We take a look at the Top 5 farming Key Performance Indicators (KPIs) that Trev CEO and creator Scott Townshend likes to focus on. After roles in Fonterra’s Head Office and as the Commercial Manager for a 14,000-cow farming operation across the Central North Island, Scott understands the importance of measuring data to get a handle on farm performance.

1. Profit per hectare ($/ha)

At the end of the day, you’re running a business and financial sustainability is key to environmental, social and other goals of the operation. Profit per hectare represents the bottom line of the business. It tells you whether you’ve done a good job at matching your combined operating cost and debt structure to revenue streams.

By standardising this metric on a per hectare basis, it gives you an idea of performance against the farm’s biggest asset in land, but also enables you to assess your performance relative to other potential land use. Profit is subject to volatility in milk price (which you may have little influence over) so you need to take it with a grain of salt when comparing this metric year on year. Still, it’s the bottom line and is a key indicator of overall business sustainability bringing the combined performance of many aspects of the business together.

2. Operating cost per kilogram of milksolid ($/kgMS)

Managing your operating cost structure, along with excellent operational performance (see #3) is arguably the biggest way to influence both the profitability and net cash flow of the business. Operating cost looks at all of the costs of the business required to produce milk, and by standardising it on a per kgMS basis it’s a quick way of assessing costs against milk price. It’s also a deadset easy way to review any new costs in the system and if that new spend will genuinely result in additional milksolids production and dilute operating costs per kgMS. As long as you know you’re roughly comparing apples with apples (natural resources and farm system preferences) you can review your cost structure with mates and neighbours that are open to benchmarking financial information. 

Operating costs per kilogram of milksolids will be impacted by total production, so while it’s predominantly a financial KPI measuring your $/kgMS demonstrates your ability to execute the farm system and get milk into the vat. Events out of your control such as drought can also have an impact on your operating cost per kgMS so these should be taken into consideration, but you can also demonstrate your ability to react to external factors by adjusting your cost structure.

3. Milksolids per hectare (kgMS/ha)

On the whole, New Zealand dairy farmers are largely price takers. That being the case, the best way to influence revenue is through sustainable milk production.

The productive capacity of land will vary from region to region and even within micro-climates, so it’s important that before you start the season you know what your target is. Set a kgMS/ha target that makes sense for your land and other natural resources, as well as your farming philosophies (there’s no point setting a System 5 productivity target if you’re planning to operate as a System 2). There is such a thing as too much productivity though so measuring kgMS/ha alongside your operating costs per kgMS is encouraged to ensure you don’t end up chasing uneconomic marginal milksolids production. 
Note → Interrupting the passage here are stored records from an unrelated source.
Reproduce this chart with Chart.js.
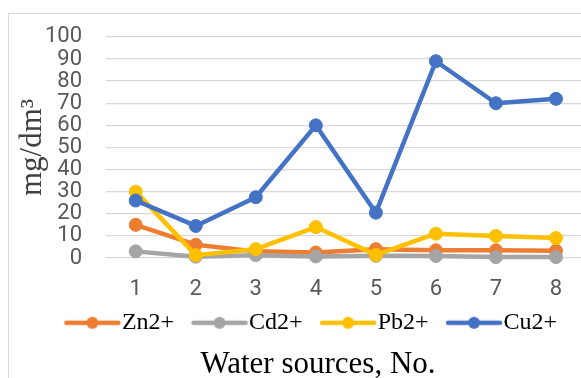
<!DOCTYPE html>
<html>
<head>
<meta charset="utf-8">
<script src="https://cdn.jsdelivr.net/npm/chart.js@4.4.1/dist/chart.umd.min.js"></script>
<style>
html,body{margin:0;padding:0;overflow:hidden;background:#fff;width:581px;height:378px}
#wrap{position:absolute;left:0;top:0;width:623px;height:383px}
</style>
</head>
<body>
<div id="wrap"><canvas id="c" width="623" height="383"></canvas></div>
<script>
// ---- data ----
const categories = ['1', '2', '3', '4', '5', '6', '7', '8'];
const seriesNames = ['Zn2+', 'Cd2+', 'Pb2+', 'Cu2+'];
const znValues = [15, 6, 3, 2.5, 4, 3.5, 3.5, 3.3];
const cdValues = [3, 0.6, 1.3, 0.7, 1, 0.9, 0.4, 0.4];
const pbValues = [30, 1.3, 4, 14, 1.4, 11, 10, 9];
const cuValues = [26, 14.5, 27.5, 60, 20.5, 89, 70, 72];
const yMin = 0, yMax = 100, yStep = 10;
const yTitle = 'mg/dm\u00B3';
const xTitle = 'Water sources, No.';

const colors = ['#ED7D31', '#A5A5A5', '#FFC000', '#4472C4'];
const seriesValues = [znValues, cdValues, pbValues, cuValues];

function legendIcon(color) {
  const c = document.createElement('canvas');
  c.width = 64; c.height = 16;
  const g = c.getContext('2d');
  g.strokeStyle = color; g.lineWidth = 4.5; g.lineCap = 'round';
  g.beginPath(); g.moveTo(4, 8); g.lineTo(56, 8); g.stroke();
  g.fillStyle = color;
  g.beginPath(); g.arc(30, 8, 6, 0, Math.PI * 2); g.fill();
  return c;
}
const icons = colors.map(legendIcon);

const tickFont = {family: "Roboto, 'DejaVu Sans Condensed', sans-serif", size: 22};
const serif = "'Liberation Serif', 'Times New Roman', serif";

const borderPlugin = {
  id: 'outerBorder',
  beforeDraw(chart) {
    const ctx = chart.ctx;
    ctx.save();
    ctx.strokeStyle = '#d9d9d9';
    ctx.lineWidth = 1;
    ctx.strokeRect(8.5, 13.5, 800, 600);
    ctx.restore();
  }
};

new Chart(document.getElementById('c'), {
  type: 'line',
  data: {
    labels: categories,
    datasets: seriesNames.map((name, i) => ({
      label: name,
      data: seriesValues[i],
      borderColor: colors[i],
      backgroundColor: colors[i],
      pointBackgroundColor: colors[i],
      pointBorderColor: colors[i],
      borderWidth: 4.5,
      pointRadius: 6.5,
      pointBorderWidth: 1,
      borderJoinStyle: 'round',
      borderCapStyle: 'round',
      tension: 0,
      fill: false,
      clip: false,
      order: seriesNames.length - i
    }))
  },
  options: {
    responsive: false,
    devicePixelRatio: 1,
    animation: false,
    layout: {autoPadding: false, padding: {top: 35.1, left: 13, right: 0, bottom: 0}},
    scales: {
      x: {
        type: 'category',
        offset: true,
        grid: {display: false, drawTicks: false},
        border: {display: false},
        ticks: {color: '#595959', font: tickFont, mirror: true, padding: -44.5, maxRotation: 0, autoSkip: false},
        afterFit(s) { s.height = 20.8; }
      },
      y: {
        type: 'linear',
        position: 'left',
        min: yMin, max: yMax,
        grid: {color: '#d9d9d9', lineWidth: 1.3, drawTicks: false},
        border: {display: false},
        ticks: {stepSize: yStep, autoSkip: false, color: '#595959', font: tickFont, padding: 23.7},
        title: {display: true, text: yTitle, color: '#404040', font: {family: serif, size: 31}, padding: {top: 0.9, bottom: 0}},
        afterFit(s) { s.width = 92.7; }
      },
      yR: {
        type: 'linear',
        position: 'right',
        display: true,
        grid: {display: false},
        border: {display: false},
        ticks: {display: false},
        afterFit(s) { s.width = 37; }
      }
    },
    plugins: {
      legend: {
        position: 'bottom',
        align: 'center',
        labels: {
          usePointStyle: true,
          pointStyleWidth: 31,
          padding: 32,
          color: '#000',
          font: {family: serif, size: 24},
          sort: (a, b) => a.datasetIndex - b.datasetIndex,
          generateLabels(chart) {
            const items = Chart.defaults.plugins.legend.labels.generateLabels(chart);
            items.forEach(it => { it.pointStyle = icons[it.datasetIndex]; });
            return items;
          }
        }
      },
      title: {
        display: true,
        position: 'bottom',
        text: xTitle,
        color: '#000',
        font: {family: serif, size: 31, weight: 'normal'},
        padding: {top: 1, bottom: 0}
      },
      tooltip: {enabled: false}
    }
  },
  plugins: [borderPlugin]
});
</script>
</body>
</html>
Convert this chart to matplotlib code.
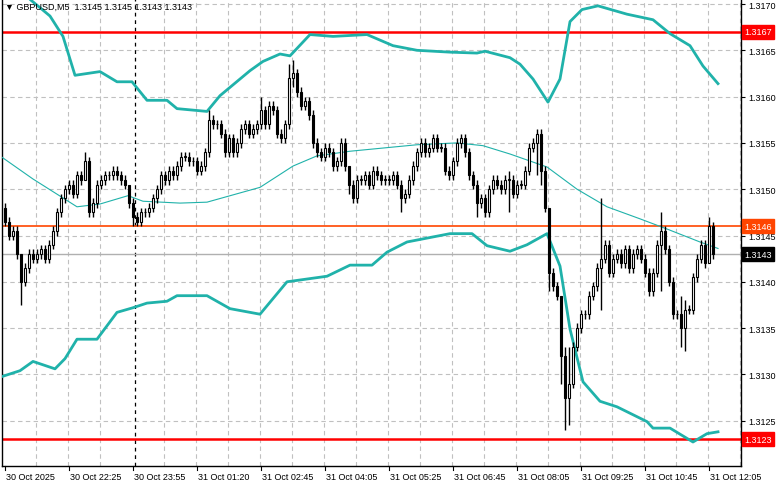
import matplotlib
matplotlib.use("Agg")
import matplotlib.pyplot as plt
from matplotlib.patches import Rectangle
import numpy as np

plt.rcParams["font.family"] = ["Liberation Sans", "DejaVu Sans"]

BASE = 1.3100
PIP = 0.0001

# closes in pips above 1.3100, one per M5 bar
closes = [46.5, 45, 45.5, 43, 40, 41.5, 43, 42.5, 43, 43.5,
          42.5, 44, 45.5, 47.5, 49, 50, 50.5, 49.5, 51.5, 51,
          53, 47.5, 48.5, 50.5, 51, 51.5, 51.5, 52, 51.5, 51,
          50.5, 48.5, 47, 46.5, 47.5, 47.5, 48, 49, 50, 51.5,
          51, 52, 51.5, 52.5, 53.5, 53.5, 53, 53, 52, 52.5,
          54, 57.5, 57, 57, 56, 54, 55.5, 54, 55, 56.5,
          57, 56, 56.5, 57, 58.5, 57, 59, 58.5, 56, 55.5,
          57, 62, 62.5, 60.5, 59, 59.5, 58, 55, 54, 53.5,
          54.5, 54, 52.5, 53, 55, 52.5, 50.5, 49, 51, 51,
          51.5, 50.5, 52, 51.5, 51, 51, 51, 51.5, 50.5, 49,
          49.5, 51, 52.5, 54, 55, 54, 54.5, 55.5, 54.5, 54.5,
          52, 51.5, 53, 55, 55.5, 54, 51.5, 50.5, 48.5, 49,
          47.5, 50, 51, 50.5, 50, 51, 51, 49.5, 50.5, 50.5,
          52, 54.5, 55, 56, 52, 48, 41, 39.5, 38.5, 32,
          27.5, 29, 33, 35, 36.5, 36.5, 38.5, 39.5, 41.5, 42.5,
          44, 41, 42.5, 43, 42, 43.5, 41.5, 43, 43.5, 42.5,
          41, 39, 41, 44, 45.5, 43.5, 40, 36.5, 36.5, 35,
          37, 37, 40.5, 42.5, 44, 42, 46, 43]
first_open = 48.0
# bars with notable wicks: index -> (high, low) in pips
wicks = {4: (41.5, 37.5), 20: (54, 52), 21: (53.5, 47), 31: (50.5, 48), 32: (49, 46),
         51: (58.5, 53.5), 64: (60, 56.5), 71: (63.5, 56.5), 72: (64, 61),
         86: (52, 49.5), 99: (51, 47.5), 118: (51, 47), 120: (49.5, 47), 126: (52, 47.5),
         133: (56.5, 51.5), 134: (56.5, 50.5), 136: (47.5, 39), 139: (38.5, 29),
         140: (33, 24), 141: (33, 24.5), 149: (49, 37), 164: (47.5, 39), 169: (38.5, 33),
         170: (38, 32.5), 176: (47, 42)}

# Bollinger band readings: (bar index, pips above 1.3100)
upper_i = [-1.25, 6.25, 11.25, 14.5, 17.5, 23.75, 28, 31.75, 35.5, 40.5, 43, 50.5, 53.75,
           61.25, 64.5, 68.75, 71.25, 76.25, 82, 90.5, 97, 103, 111.25, 118, 120, 126.25,
           128.75, 132, 135.75, 138.75, 141.25, 144.25, 148.25, 155.5, 162, 166.25, 171.25,
           174.5, 178.25]
upper_p = [78, 70.5, 68.7, 66.5, 62.3, 62.7, 61.6, 61.6, 59.6, 59.6, 58.7, 58.4, 60.1,
           62.8, 63.8, 64.6, 64.4, 66.7, 66.5, 66.7, 65.5, 65.0, 64.8, 64.7, 64.9, 64.2,
           63.5, 61.9, 59.4, 61.9, 68.1, 69.4, 69.8, 68.9, 68.3, 66.8, 65.5,
           63.3, 61.4]
mid_i = [-1.25, 7, 18, 23.75, 30.75, 34.5, 43.75, 50.5, 63.75, 72, 78, 86.25, 103, 113,
         119.5, 126.25, 135.5, 143, 150.5, 158.75, 165.5, 173.75, 178.25]
mid_p = [53.6, 51.1, 48.1, 48.4, 49.3, 48.7, 48.5, 48.6, 50.2, 52.5, 53.6, 54.1, 54.8, 55.0,
         54.7, 53.8, 52.4, 50.0, 48.1, 46.8, 45.7, 44.3, 43.6]
lower_i = [-1.25, 3.75, 7, 12.5, 15, 18, 23, 28, 32, 35.5, 40.5, 43, 50.5, 56.25, 63.75,
           70.5, 80.5, 86.25, 91.75, 95.5, 100.5, 111.25, 116.75, 120.5, 126.25, 130.5,
           135.5, 138.75, 141.25, 144.5, 148.75, 153, 160.5, 162, 166.25, 172, 175.5, 178.25]
lower_p = [29.7, 30.4, 31.4, 30.6, 31.7, 33.8, 33.8, 36.7, 37.2, 37.7, 37.9, 38.5, 38.5, 37.1,
           36.5, 40.0, 40.6, 41.8, 41.8, 43.2, 44.3, 45.2, 45.2, 43.9, 43.3, 44.0,
           45.2, 41.7, 34.9, 29.2, 27.1, 26.5, 24.9, 24.2, 24.2, 22.7, 23.6, 23.8]

levels_red = [1.3167, 1.3123]
level_orange = 1.3146
bid = 1.3143
time_labels = ["30 Oct 2025", "30 Oct 22:25", "30 Oct 23:55", "31 Oct 01:20", "31 Oct 02:45",
               "31 Oct 04:05", "31 Oct 05:25", "31 Oct 06:45", "31 Oct 08:05", "31 Oct 09:25",
               "31 Oct 10:45", "31 Oct 12:05"]
price_ticks = [1.3125, 1.3130, 1.3135, 1.3140, 1.3145, 1.3150, 1.3155, 1.3160, 1.3165, 1.3170]

c = BASE + np.array(closes) * PIP
o = np.concatenate([[BASE + first_open * PIP], c[:-1]])
hi = np.maximum(o, c) + 0.5 * PIP
lo = np.minimum(o, c) - 0.5 * PIP
for k, (h, l) in wicks.items():
    hi[k] = BASE + h * PIP
    lo[k] = BASE + l * PIP
n = len(c)

fig = plt.figure(figsize=(7.81, 4.89), dpi=100)
ax = fig.add_axes([2 / 781, 22 / 489, 739 / 781, 467 / 489])
ymin = 1.3170 - 462 / 92600
ymax = 1.3170 + 5 / 92600
ax.set_ylim(ymin, ymax)
ax.set_xlim(-0.75, 184)

for g in price_ticks:
    ax.axhline(g, color="#c0c0c0", lw=0.8, ls=(0, (4, 3)), zorder=0)
for gx in np.arange(7.75, 184, 8):
    if abs(gx - 31.75) > 0.1:
        ax.axvline(gx, color="#c0c0c0", lw=0.8, ls=(0, (4, 3)), zorder=0)
ax.axvline(32.5, color="black", lw=0.9, ls=(0, (3, 3)), zorder=1)

ax.axhline(bid, color="#b0b0b0", lw=1, zorder=1)
ax.axhline(level_orange, color="#ff4500", lw=1.2, zorder=2)
for lv in levels_red:
    ax.axhline(lv, color="#ff0000", lw=1.8, zorder=2)

ax.plot(upper_i, BASE + np.array(upper_p) * PIP, color="#20b2aa", lw=2, zorder=3)
ax.plot(lower_i, BASE + np.array(lower_p) * PIP, color="#20b2aa", lw=2, zorder=3)
ax.plot(mid_i, BASE + np.array(mid_p) * PIP, color="#20b2aa", lw=0.8, zorder=3)

w = 0.7
for i in range(n):
    ax.vlines(i, lo[i], hi[i], color="black", lw=1, zorder=4)
    b0, b1 = min(o[i], c[i]), max(o[i], c[i])
    face = "black" if c[i] < o[i] else "white"
    ax.add_patch(Rectangle((i - w / 2, b0), w, max(b1 - b0, 0.05 * PIP),
                           facecolor=face, edgecolor="black", lw=0.8, zorder=5))

ax.set_xticks([])
ax.yaxis.tick_right()
ax.set_yticks(price_ticks)
ax.set_yticklabels([f"{p:.4f}" for p in price_ticks], fontsize=6.5)
ax.tick_params(axis="y", length=3, pad=2)
ax.spines["top"].set_visible(False)
for s in ["left", "right", "bottom"]:
    ax.spines[s].set_linewidth(1)

for k, lab in enumerate(time_labels):
    xi = 16 * k
    ax.plot([xi, xi], [ymin, ymin - 0.00004], color="black", lw=0.8, clip_on=False)
    ax.text(xi + 0.2, ymin - 0.00006, lab, fontsize=6.5, ha="left", va="top")


def tag(price, bg):
    ax.text(184.8, price, f"{price:.4f}", fontsize=6.5, color="white", ha="left", va="center",
            bbox=dict(boxstyle="square,pad=0.25", fc=bg, ec=bg), clip_on=False, zorder=6)


for lv in levels_red:
    tag(lv, "#ff0000")
tag(level_orange, "#ff4500")
tag(bid, "#000000")

ax.text(0.004, 0.995, "▼ GBPUSD,M5  1.3145 1.3145 1.3143 1.3143", transform=ax.transAxes,
        fontsize=6.5, ha="left", va="top", zorder=7)

fig.savefig("out.png", dpi=100, facecolor="white")
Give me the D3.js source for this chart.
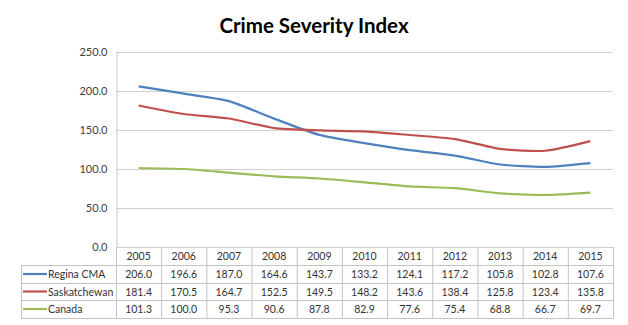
<!DOCTYPE html>
<html><head><meta charset="utf-8">
<script src="https://cdn.jsdelivr.net/npm/d3@7"></script>
<style>body{margin:0;background:#fff}svg{display:block}</style>
</head><body>
<script>
const years = ["2005","2006","2007","2008","2009","2010","2011","2012","2013","2014","2015"];
const regina = [206.0,196.6,187.0,164.6,143.7,133.2,124.1,117.2,105.8,102.8,107.6];
const sask = [181.4,170.5,164.7,152.5,149.5,148.2,143.6,138.4,125.8,123.4,135.8];
const canada = [101.3,100.0,95.3,90.6,87.8,82.9,77.6,75.4,68.8,66.7,69.7];
const seriesNames = ["Regina CMA","Saskatchewan","Canada"];
const yTicks = [0,50,100,150,200,250];
const title = "Crime Severity Index";

const series = [
  {name: seriesNames[0], values: regina, color: "#4F81BD"},
  {name: seriesNames[1], values: sask, color: "#C0504D"},
  {name: seriesNames[2], values: canada, color: "#9BBB59"}
];

const W = 628, H = 325;
const svg = d3.select("body").append("svg").attr("width", W).attr("height", H);
const font = "Lato, 'Open Sans', sans-serif";

const x = d3.scaleBand().domain(years).range([116, 613]);
const y = d3.scaleLinear().domain([0, 250]).range([247, 52]);

svg.append("text").attr("x", 314).attr("y", 33).attr("text-anchor", "middle")
  .attr("font-family", font).attr("font-weight", "bold").attr("font-size", 20.5)
  .attr("fill", "#000").text(title);

// gridlines
svg.append("g").selectAll("line").data(yTicks).join("line")
  .attr("x1", 116).attr("x2", 613)
  .attr("y1", d => y(d) + 0.5).attr("y2", d => y(d) + 0.5)
  .attr("stroke", "#d0d0d0").attr("stroke-width", 1);

// y axis
const yAxis = d3.axisLeft(y).tickValues(yTicks).tickFormat(d3.format(".1f")).tickSize(0).tickPadding(9);
const ga = svg.append("g").attr("transform", "translate(116.5,0)").call(yAxis);
ga.select(".domain").attr("stroke", "#c8c8c8");
ga.selectAll("text").attr("font-family", font).attr("font-size", 11).attr("fill", "#404040");

// lines
const line = d3.line()
  .x((d, i) => x(years[i]) + x.bandwidth() / 2)
  .y(d => y(d))
  .curve(d3.curveCardinal.tension(0.35));
svg.append("g").selectAll("path").data(series).join("path")
  .attr("d", d => line(d.values))
  .attr("fill", "none").attr("stroke", d => d.color).attr("stroke-width", 2.2)
  .attr("stroke-linejoin", "round");

// data table
const rowTops = [247, 265, 283, 300, 318];
const tg = svg.append("g");
const gridColor = "#c4c4c4";
rowTops.forEach((t, i) => {
  if (i === 0) return;
  tg.append("line").attr("x1", 21).attr("x2", 614).attr("y1", t + 0.5).attr("y2", t + 0.5)
    .attr("stroke", gridColor);
});
years.forEach(yr => {
  tg.append("line").attr("x1", x(yr) + 0.5).attr("x2", x(yr) + 0.5).attr("y1", 247).attr("y2", 318)
    .attr("stroke", gridColor);
});
tg.append("line").attr("x1", 613.5).attr("x2", 613.5).attr("y1", 247).attr("y2", 318).attr("stroke", gridColor);
tg.append("line").attr("x1", 21.5).attr("x2", 21.5).attr("y1", 265).attr("y2", 318).attr("stroke", gridColor);

const txt = (xx, yy, s, anchor, fs) => tg.append("text").attr("x", xx).attr("y", yy)
  .attr("text-anchor", anchor).attr("font-family", font).attr("font-size", fs)
  .attr("fill", "#333").text(s);

years.forEach(yr => txt(x(yr) + x.bandwidth() / 2, 260, yr, "middle", 10.5));
series.forEach((s, r) => {
  const mid = (rowTops[r + 1] + rowTops[r + 2]) / 2;
  tg.append("line").attr("x1", 23).attr("x2", 47).attr("y1", mid).attr("y2", mid)
    .attr("stroke", s.color).attr("stroke-width", 2.2);
  txt(48, mid + 4, s.name, "start", 10.5);
  s.values.forEach((v, i) => txt(x(years[i]) + x.bandwidth() / 2, mid + 4, v.toFixed(1), "middle", 10.5));
});
</script>
</body></html>
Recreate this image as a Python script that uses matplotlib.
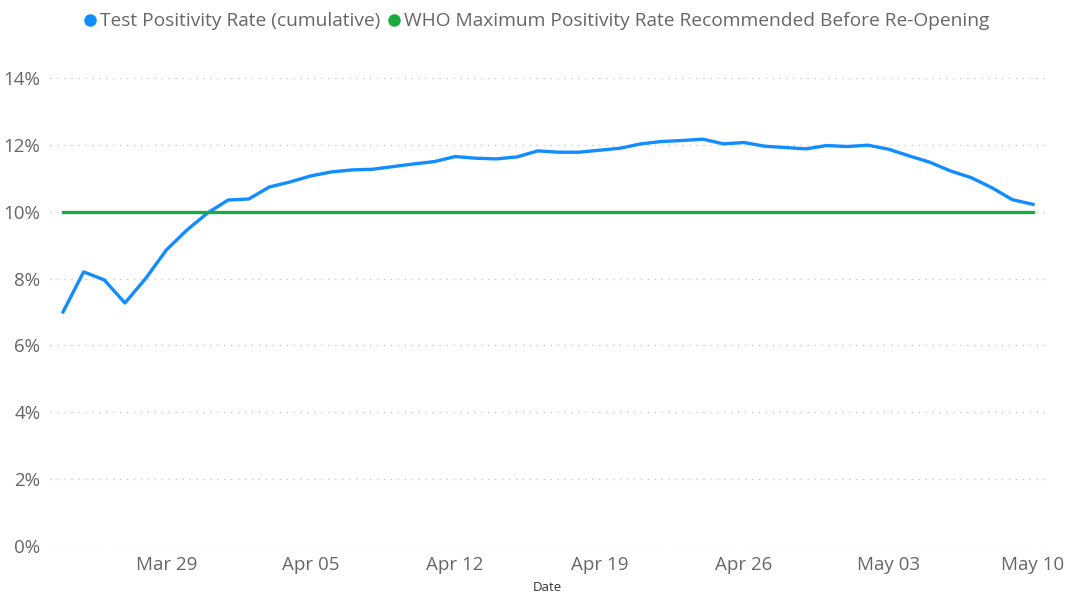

Comparing your productivity with other farms is a great way to see where you’re at and to benchmark. Don’t forget, though, that other farms have different resources to play with or perhaps have a different ethos, so measuring your data against your own well-considered targets is equally, if not more, important.

Tip: Having two kgMS/ha reference points can be handy. Use one for budget (i.e. what productivity you need to meet your financial budget) and one for target (i.e. what you’re striving for).

4. Cows in vat (% cows wintered)

The best way to ensure milk goes in the vat is to ensure that there are cows available to go into the vat. ‘Cows in vat’ is a simple metric that looks at the number of cows that are milking into the vat as a percentage of cows wintered. Your cows wintered should represent the number of milking age animals that you start the season with, but remember to think about this pragmatically as cows wintered may not necessarily reflect the number of animals on the farm in June. It can also include milking age animals out at grazing, and should be adjusted for any early season sales or purchases. Put simply, the cows in vat percentage should tell you how many of your milkable animals are in action.

How many of those animals are going into the vat depends on other factors worth keeping an eye on and drilling down into. These include calving spread, death rates and, perhaps most controllably week on week, the number of animals that are in-milk but being excluded from the vat for different reasons.

Measuring against targets is crucial for this KPI too. Set targets across the season to reflect a cumulative death rate, along with the budgeted timing of culls and dry-off.

Tip: Expanding this to Cow Milking Days (CMD/ha) is a great way to form a cumulative view of how well you’re maximising saleable milk production across the season, and standardising this for comparison with other farms.

5. Pasture eaten (kgDM/ha)

This one’s pretty straightforward - grow as much grass as you can sustain, minimise wastage and get as much of it into milking animals as possible. Pasture eaten is something often monitored on an annual basis at the end of the season, but it’s something that carries with it the core principle of farming in New Zealand. There’s certainly nothing wrong with introducing supplementary feed, but if you’re farming in Godzone your best bet is to maximise your pasture, whatever your farming system.

Regular checks of pasture eaten, even if only in theory, can be the litmus test for all things pasture: growth rate, nitrogen application, grazing strategy and more. Of course, external climatic events will have an impact, so it’s always worth keeping those in mind.